--- begin ---

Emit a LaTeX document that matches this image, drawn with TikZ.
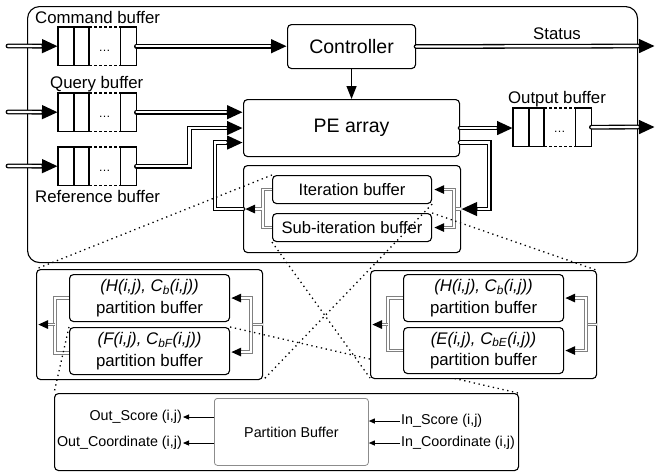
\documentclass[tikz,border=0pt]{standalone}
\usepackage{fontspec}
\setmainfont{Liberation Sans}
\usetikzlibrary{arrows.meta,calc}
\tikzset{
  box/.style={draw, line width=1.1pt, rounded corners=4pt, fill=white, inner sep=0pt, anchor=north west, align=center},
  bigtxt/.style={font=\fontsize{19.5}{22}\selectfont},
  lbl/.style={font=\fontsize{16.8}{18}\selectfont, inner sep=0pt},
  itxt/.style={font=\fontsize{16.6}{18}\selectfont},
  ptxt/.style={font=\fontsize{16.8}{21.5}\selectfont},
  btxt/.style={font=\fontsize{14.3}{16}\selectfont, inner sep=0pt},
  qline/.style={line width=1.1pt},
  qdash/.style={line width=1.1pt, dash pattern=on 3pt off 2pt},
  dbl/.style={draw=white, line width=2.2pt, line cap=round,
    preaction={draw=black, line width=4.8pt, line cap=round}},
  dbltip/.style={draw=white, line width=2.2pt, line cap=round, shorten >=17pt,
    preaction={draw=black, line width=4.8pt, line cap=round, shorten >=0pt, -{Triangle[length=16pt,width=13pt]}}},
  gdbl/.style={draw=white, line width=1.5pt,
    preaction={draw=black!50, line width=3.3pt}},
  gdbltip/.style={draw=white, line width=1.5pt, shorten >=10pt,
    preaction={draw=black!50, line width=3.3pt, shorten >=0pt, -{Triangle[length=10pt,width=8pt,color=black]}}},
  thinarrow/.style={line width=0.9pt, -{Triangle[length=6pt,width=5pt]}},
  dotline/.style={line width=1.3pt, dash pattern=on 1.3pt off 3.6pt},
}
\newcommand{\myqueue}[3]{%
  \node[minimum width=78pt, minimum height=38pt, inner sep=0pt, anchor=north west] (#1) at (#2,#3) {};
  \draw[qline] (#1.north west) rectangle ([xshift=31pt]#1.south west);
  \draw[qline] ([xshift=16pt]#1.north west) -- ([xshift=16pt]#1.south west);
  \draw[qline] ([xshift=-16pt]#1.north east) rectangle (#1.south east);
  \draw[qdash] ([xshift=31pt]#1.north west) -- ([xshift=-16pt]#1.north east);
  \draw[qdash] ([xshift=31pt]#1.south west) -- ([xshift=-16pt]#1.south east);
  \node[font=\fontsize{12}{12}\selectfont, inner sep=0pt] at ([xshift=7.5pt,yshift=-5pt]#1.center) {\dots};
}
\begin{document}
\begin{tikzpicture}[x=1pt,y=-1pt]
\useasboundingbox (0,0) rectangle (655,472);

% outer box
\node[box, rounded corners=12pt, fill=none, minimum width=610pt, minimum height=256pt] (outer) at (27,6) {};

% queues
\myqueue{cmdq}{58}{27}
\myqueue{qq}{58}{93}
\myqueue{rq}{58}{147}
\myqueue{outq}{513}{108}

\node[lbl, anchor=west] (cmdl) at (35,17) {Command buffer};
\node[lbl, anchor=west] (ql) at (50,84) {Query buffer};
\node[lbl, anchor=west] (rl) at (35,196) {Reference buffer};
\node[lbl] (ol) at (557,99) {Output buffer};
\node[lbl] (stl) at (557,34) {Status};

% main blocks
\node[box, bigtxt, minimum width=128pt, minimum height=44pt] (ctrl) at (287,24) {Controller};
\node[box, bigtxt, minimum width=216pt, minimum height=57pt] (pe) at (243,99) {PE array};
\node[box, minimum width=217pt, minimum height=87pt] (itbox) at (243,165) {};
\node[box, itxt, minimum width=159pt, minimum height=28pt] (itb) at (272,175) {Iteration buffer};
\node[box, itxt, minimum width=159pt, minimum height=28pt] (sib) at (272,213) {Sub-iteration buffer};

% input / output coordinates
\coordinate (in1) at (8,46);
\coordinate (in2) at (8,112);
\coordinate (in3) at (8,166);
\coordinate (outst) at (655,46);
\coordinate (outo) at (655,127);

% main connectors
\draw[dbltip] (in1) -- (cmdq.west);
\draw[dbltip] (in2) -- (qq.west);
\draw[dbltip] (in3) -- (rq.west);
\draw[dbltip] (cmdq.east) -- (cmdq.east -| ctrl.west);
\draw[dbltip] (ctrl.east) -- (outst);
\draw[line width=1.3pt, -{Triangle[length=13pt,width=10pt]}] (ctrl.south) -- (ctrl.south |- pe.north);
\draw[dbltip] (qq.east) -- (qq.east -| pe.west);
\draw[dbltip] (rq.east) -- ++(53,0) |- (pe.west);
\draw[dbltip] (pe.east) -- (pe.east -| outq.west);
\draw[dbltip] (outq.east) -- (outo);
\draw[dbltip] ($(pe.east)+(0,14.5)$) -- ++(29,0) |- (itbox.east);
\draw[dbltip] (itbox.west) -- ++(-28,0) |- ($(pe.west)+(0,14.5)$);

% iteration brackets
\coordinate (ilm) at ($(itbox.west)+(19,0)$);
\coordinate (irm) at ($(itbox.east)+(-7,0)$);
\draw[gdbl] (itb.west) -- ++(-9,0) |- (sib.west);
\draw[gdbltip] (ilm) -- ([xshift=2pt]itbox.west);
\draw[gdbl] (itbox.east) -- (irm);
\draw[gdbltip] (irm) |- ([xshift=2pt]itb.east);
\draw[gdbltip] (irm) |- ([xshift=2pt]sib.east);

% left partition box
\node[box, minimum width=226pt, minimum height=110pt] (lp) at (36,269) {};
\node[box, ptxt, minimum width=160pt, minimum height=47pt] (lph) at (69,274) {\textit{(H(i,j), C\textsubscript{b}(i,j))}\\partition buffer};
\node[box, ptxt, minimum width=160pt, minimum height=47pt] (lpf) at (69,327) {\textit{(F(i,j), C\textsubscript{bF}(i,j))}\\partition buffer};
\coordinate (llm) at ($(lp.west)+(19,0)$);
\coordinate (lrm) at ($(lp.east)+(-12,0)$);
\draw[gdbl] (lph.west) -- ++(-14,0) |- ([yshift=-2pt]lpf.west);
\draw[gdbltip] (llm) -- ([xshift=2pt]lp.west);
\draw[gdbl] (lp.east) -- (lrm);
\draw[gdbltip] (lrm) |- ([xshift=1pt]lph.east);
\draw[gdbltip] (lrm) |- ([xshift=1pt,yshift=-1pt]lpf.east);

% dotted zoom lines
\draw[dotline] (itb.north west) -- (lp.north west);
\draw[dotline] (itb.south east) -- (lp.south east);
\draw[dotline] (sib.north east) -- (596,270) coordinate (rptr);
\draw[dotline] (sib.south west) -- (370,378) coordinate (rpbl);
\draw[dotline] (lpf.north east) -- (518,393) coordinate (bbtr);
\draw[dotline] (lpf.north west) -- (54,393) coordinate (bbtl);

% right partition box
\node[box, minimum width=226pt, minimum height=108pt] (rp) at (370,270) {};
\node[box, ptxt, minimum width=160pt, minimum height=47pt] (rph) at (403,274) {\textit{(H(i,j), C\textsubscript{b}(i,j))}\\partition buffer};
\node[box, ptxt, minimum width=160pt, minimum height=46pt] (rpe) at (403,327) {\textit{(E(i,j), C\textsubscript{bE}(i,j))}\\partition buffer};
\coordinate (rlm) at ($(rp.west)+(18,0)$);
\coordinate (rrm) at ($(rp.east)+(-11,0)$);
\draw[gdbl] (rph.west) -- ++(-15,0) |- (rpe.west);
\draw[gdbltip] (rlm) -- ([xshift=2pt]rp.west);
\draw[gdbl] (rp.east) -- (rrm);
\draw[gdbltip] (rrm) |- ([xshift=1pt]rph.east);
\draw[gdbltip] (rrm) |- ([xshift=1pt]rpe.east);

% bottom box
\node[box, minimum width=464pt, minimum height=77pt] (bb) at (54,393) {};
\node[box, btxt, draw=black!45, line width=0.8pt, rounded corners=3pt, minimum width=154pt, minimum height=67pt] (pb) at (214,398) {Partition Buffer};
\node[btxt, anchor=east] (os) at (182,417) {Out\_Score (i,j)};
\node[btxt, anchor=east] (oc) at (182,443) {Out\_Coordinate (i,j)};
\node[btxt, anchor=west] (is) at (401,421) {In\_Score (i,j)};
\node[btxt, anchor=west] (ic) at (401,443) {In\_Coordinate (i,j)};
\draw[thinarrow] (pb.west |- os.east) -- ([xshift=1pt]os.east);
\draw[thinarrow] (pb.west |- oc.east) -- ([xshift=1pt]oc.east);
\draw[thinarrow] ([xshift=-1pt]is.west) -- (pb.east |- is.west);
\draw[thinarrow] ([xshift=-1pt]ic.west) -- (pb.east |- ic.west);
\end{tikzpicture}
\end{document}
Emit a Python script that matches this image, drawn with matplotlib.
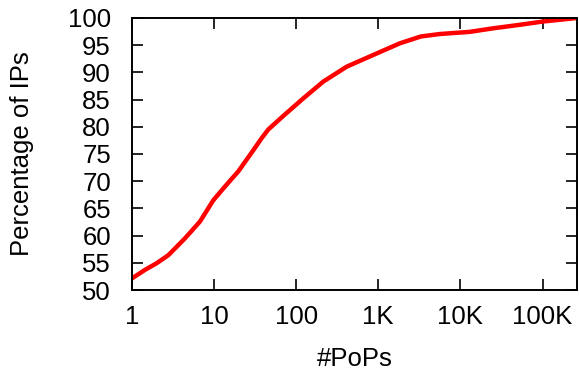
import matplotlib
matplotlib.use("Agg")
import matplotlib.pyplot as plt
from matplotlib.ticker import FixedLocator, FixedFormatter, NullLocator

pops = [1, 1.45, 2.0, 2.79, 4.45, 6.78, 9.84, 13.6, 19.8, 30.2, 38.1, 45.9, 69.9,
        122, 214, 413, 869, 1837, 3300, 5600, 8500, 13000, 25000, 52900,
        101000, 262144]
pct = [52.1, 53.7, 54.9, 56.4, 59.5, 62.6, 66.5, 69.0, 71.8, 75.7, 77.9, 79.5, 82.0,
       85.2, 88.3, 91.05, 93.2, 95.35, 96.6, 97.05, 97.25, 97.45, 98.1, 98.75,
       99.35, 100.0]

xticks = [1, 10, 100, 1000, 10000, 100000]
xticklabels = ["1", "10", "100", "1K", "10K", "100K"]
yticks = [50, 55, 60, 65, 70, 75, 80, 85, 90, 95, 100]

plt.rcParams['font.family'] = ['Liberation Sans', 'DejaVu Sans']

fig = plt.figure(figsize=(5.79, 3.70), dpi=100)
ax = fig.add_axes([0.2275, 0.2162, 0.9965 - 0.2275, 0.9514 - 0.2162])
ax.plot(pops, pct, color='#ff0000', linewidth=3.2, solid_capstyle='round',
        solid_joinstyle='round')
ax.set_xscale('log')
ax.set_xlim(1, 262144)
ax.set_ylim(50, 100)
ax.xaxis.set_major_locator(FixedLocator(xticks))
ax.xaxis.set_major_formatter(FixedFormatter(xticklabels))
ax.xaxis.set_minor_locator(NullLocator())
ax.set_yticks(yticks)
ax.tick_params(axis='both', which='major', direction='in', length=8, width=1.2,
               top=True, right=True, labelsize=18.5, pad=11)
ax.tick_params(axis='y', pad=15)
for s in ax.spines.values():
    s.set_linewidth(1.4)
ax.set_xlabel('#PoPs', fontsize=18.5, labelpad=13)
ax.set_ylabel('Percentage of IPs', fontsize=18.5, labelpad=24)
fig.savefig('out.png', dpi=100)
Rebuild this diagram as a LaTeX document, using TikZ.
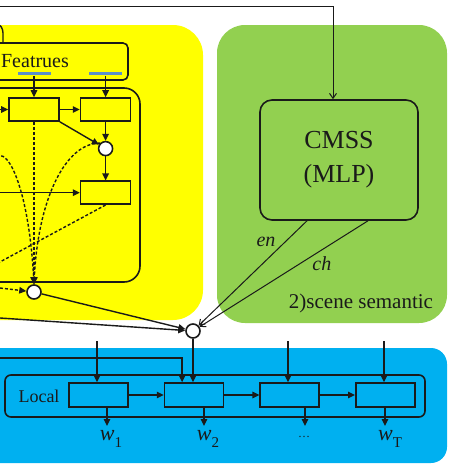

--- end ---

**THE PROBLEM**. Pictures are not part of the copy. Reproduce the lines from the one containing "Emit a Python" through the one containing "from matplotlib.ticker import", exactly and nothing more.

**RESPONSE TO THIS EXERCISE**.
Emit a Python script that matches this image, drawn with matplotlib.
import matplotlib
matplotlib.use("Agg")
import matplotlib.pyplot as plt
from matplotlib.ticker import FixedLocator, FixedFormatter, NullLocator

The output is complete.